RECORDS TO USE ::

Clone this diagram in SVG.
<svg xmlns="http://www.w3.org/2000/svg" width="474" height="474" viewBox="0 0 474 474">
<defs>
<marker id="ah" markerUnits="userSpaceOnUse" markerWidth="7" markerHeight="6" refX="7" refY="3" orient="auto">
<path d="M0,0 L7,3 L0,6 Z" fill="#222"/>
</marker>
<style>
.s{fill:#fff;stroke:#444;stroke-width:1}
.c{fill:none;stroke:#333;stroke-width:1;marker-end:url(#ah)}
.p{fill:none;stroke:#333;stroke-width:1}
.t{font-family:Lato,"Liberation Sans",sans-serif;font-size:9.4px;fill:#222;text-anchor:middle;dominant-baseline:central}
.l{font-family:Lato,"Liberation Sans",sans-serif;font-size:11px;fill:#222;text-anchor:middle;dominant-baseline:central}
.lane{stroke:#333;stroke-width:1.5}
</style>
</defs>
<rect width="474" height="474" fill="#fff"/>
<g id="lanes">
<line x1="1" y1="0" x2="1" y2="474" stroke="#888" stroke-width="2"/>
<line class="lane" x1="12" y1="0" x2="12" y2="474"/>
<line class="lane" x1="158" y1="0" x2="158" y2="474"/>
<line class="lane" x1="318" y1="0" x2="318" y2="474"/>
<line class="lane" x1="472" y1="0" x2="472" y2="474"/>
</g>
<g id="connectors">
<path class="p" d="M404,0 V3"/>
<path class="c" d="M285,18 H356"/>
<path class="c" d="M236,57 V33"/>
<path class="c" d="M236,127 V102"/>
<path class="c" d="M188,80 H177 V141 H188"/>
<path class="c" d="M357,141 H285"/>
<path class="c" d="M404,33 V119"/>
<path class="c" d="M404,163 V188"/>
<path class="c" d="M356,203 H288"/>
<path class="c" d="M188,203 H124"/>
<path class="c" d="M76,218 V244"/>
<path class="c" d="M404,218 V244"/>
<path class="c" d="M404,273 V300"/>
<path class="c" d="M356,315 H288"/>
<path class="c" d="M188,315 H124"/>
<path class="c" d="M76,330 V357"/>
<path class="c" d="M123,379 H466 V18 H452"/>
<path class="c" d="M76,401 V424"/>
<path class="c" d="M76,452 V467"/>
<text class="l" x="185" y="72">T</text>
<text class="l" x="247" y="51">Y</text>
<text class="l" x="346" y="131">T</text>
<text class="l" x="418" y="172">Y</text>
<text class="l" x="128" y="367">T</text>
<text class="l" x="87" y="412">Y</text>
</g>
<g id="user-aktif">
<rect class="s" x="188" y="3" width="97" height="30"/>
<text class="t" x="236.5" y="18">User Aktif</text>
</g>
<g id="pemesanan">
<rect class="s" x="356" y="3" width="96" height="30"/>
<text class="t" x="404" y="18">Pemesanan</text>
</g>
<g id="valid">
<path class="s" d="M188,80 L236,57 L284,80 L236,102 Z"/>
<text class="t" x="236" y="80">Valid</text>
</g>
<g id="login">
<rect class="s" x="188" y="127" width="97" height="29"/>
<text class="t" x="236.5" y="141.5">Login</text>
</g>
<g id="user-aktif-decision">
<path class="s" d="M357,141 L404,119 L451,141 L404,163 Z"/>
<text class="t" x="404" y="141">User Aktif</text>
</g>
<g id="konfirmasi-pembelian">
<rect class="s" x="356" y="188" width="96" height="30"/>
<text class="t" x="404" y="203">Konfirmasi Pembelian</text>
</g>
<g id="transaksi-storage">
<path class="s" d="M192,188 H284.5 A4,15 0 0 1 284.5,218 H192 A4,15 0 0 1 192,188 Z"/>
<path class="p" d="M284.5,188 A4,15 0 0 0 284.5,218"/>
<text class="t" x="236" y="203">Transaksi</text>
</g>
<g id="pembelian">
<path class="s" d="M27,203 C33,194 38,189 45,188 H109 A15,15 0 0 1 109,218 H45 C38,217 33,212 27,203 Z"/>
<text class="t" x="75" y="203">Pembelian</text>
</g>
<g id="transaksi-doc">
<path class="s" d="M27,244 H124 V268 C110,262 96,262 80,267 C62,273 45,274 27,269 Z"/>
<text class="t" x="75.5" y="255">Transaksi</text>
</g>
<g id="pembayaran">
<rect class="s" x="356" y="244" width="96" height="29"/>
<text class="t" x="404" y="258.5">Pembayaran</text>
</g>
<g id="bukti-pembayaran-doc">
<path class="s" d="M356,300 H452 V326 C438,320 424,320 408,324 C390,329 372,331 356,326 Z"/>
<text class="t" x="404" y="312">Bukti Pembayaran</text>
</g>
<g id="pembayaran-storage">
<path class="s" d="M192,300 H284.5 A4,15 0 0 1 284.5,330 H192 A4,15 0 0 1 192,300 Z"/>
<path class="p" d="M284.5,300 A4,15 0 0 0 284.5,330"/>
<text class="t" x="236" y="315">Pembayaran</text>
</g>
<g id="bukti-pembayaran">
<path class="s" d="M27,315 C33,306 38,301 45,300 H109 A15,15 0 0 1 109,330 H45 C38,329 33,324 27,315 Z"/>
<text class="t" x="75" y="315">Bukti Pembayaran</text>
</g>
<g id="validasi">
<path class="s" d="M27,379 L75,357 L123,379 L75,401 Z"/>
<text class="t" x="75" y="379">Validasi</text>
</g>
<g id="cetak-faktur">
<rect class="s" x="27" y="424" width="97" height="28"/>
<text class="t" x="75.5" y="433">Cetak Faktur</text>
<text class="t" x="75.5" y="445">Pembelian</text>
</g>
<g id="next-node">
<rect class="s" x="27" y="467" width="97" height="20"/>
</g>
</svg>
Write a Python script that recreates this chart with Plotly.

PROMPT :: Output every line above without altering anything.

TASK RESULT ::
Clone this diagram in SVG.
<svg xmlns="http://www.w3.org/2000/svg" width="474" height="474" viewBox="0 0 474 474">
<defs>
<marker id="ah" markerUnits="userSpaceOnUse" markerWidth="7" markerHeight="6" refX="7" refY="3" orient="auto">
<path d="M0,0 L7,3 L0,6 Z" fill="#222"/>
</marker>
<style>
.s{fill:#fff;stroke:#444;stroke-width:1}
.c{fill:none;stroke:#333;stroke-width:1;marker-end:url(#ah)}
.p{fill:none;stroke:#333;stroke-width:1}
.t{font-family:Lato,"Liberation Sans",sans-serif;font-size:9.4px;fill:#222;text-anchor:middle;dominant-baseline:central}
.l{font-family:Lato,"Liberation Sans",sans-serif;font-size:11px;fill:#222;text-anchor:middle;dominant-baseline:central}
.lane{stroke:#333;stroke-width:1.5}
</style>
</defs>
<rect width="474" height="474" fill="#fff"/>
<g id="lanes">
<line x1="1" y1="0" x2="1" y2="474" stroke="#888" stroke-width="2"/>
<line class="lane" x1="12" y1="0" x2="12" y2="474"/>
<line class="lane" x1="158" y1="0" x2="158" y2="474"/>
<line class="lane" x1="318" y1="0" x2="318" y2="474"/>
<line class="lane" x1="472" y1="0" x2="472" y2="474"/>
</g>
<g id="connectors">
<path class="p" d="M404,0 V3"/>
<path class="c" d="M285,18 H356"/>
<path class="c" d="M236,57 V33"/>
<path class="c" d="M236,127 V102"/>
<path class="c" d="M188,80 H177 V141 H188"/>
<path class="c" d="M357,141 H285"/>
<path class="c" d="M404,33 V119"/>
<path class="c" d="M404,163 V188"/>
<path class="c" d="M356,203 H288"/>
<path class="c" d="M188,203 H124"/>
<path class="c" d="M76,218 V244"/>
<path class="c" d="M404,218 V244"/>
<path class="c" d="M404,273 V300"/>
<path class="c" d="M356,315 H288"/>
<path class="c" d="M188,315 H124"/>
<path class="c" d="M76,330 V357"/>
<path class="c" d="M123,379 H466 V18 H452"/>
<path class="c" d="M76,401 V424"/>
<path class="c" d="M76,452 V467"/>
<text class="l" x="185" y="72">T</text>
<text class="l" x="247" y="51">Y</text>
<text class="l" x="346" y="131">T</text>
<text class="l" x="418" y="172">Y</text>
<text class="l" x="128" y="367">T</text>
<text class="l" x="87" y="412">Y</text>
</g>
<g id="user-aktif">
<rect class="s" x="188" y="3" width="97" height="30"/>
<text class="t" x="236.5" y="18">User Aktif</text>
</g>
<g id="pemesanan">
<rect class="s" x="356" y="3" width="96" height="30"/>
<text class="t" x="404" y="18">Pemesanan</text>
</g>
<g id="valid">
<path class="s" d="M188,80 L236,57 L284,80 L236,102 Z"/>
<text class="t" x="236" y="80">Valid</text>
</g>
<g id="login">
<rect class="s" x="188" y="127" width="97" height="29"/>
<text class="t" x="236.5" y="141.5">Login</text>
</g>
<g id="user-aktif-decision">
<path class="s" d="M357,141 L404,119 L451,141 L404,163 Z"/>
<text class="t" x="404" y="141">User Aktif</text>
</g>
<g id="konfirmasi-pembelian">
<rect class="s" x="356" y="188" width="96" height="30"/>
<text class="t" x="404" y="203">Konfirmasi Pembelian</text>
</g>
<g id="transaksi-storage">
<path class="s" d="M192,188 H284.5 A4,15 0 0 1 284.5,218 H192 A4,15 0 0 1 192,188 Z"/>
<path class="p" d="M284.5,188 A4,15 0 0 0 284.5,218"/>
<text class="t" x="236" y="203">Transaksi</text>
</g>
<g id="pembelian">
<path class="s" d="M27,203 C33,194 38,189 45,188 H109 A15,15 0 0 1 109,218 H45 C38,217 33,212 27,203 Z"/>
<text class="t" x="75" y="203">Pembelian</text>
</g>
<g id="transaksi-doc">
<path class="s" d="M27,244 H124 V268 C110,262 96,262 80,267 C62,273 45,274 27,269 Z"/>
<text class="t" x="75.5" y="255">Transaksi</text>
</g>
<g id="pembayaran">
<rect class="s" x="356" y="244" width="96" height="29"/>
<text class="t" x="404" y="258.5">Pembayaran</text>
</g>
<g id="bukti-pembayaran-doc">
<path class="s" d="M356,300 H452 V326 C438,320 424,320 408,324 C390,329 372,331 356,326 Z"/>
<text class="t" x="404" y="312">Bukti Pembayaran</text>
</g>
<g id="pembayaran-storage">
<path class="s" d="M192,300 H284.5 A4,15 0 0 1 284.5,330 H192 A4,15 0 0 1 192,300 Z"/>
<path class="p" d="M284.5,300 A4,15 0 0 0 284.5,330"/>
<text class="t" x="236" y="315">Pembayaran</text>
</g>
<g id="bukti-pembayaran">
<path class="s" d="M27,315 C33,306 38,301 45,300 H109 A15,15 0 0 1 109,330 H45 C38,329 33,324 27,315 Z"/>
<text class="t" x="75" y="315">Bukti Pembayaran</text>
</g>
<g id="validasi">
<path class="s" d="M27,379 L75,357 L123,379 L75,401 Z"/>
<text class="t" x="75" y="379">Validasi</text>
</g>
<g id="cetak-faktur">
<rect class="s" x="27" y="424" width="97" height="28"/>
<text class="t" x="75.5" y="433">Cetak Faktur</text>
<text class="t" x="75.5" y="445">Pembelian</text>
</g>
<g id="next-node">
<rect class="s" x="27" y="467" width="97" height="20"/>
</g>
</svg>
Write a Python script that recreates this chart with Plotly.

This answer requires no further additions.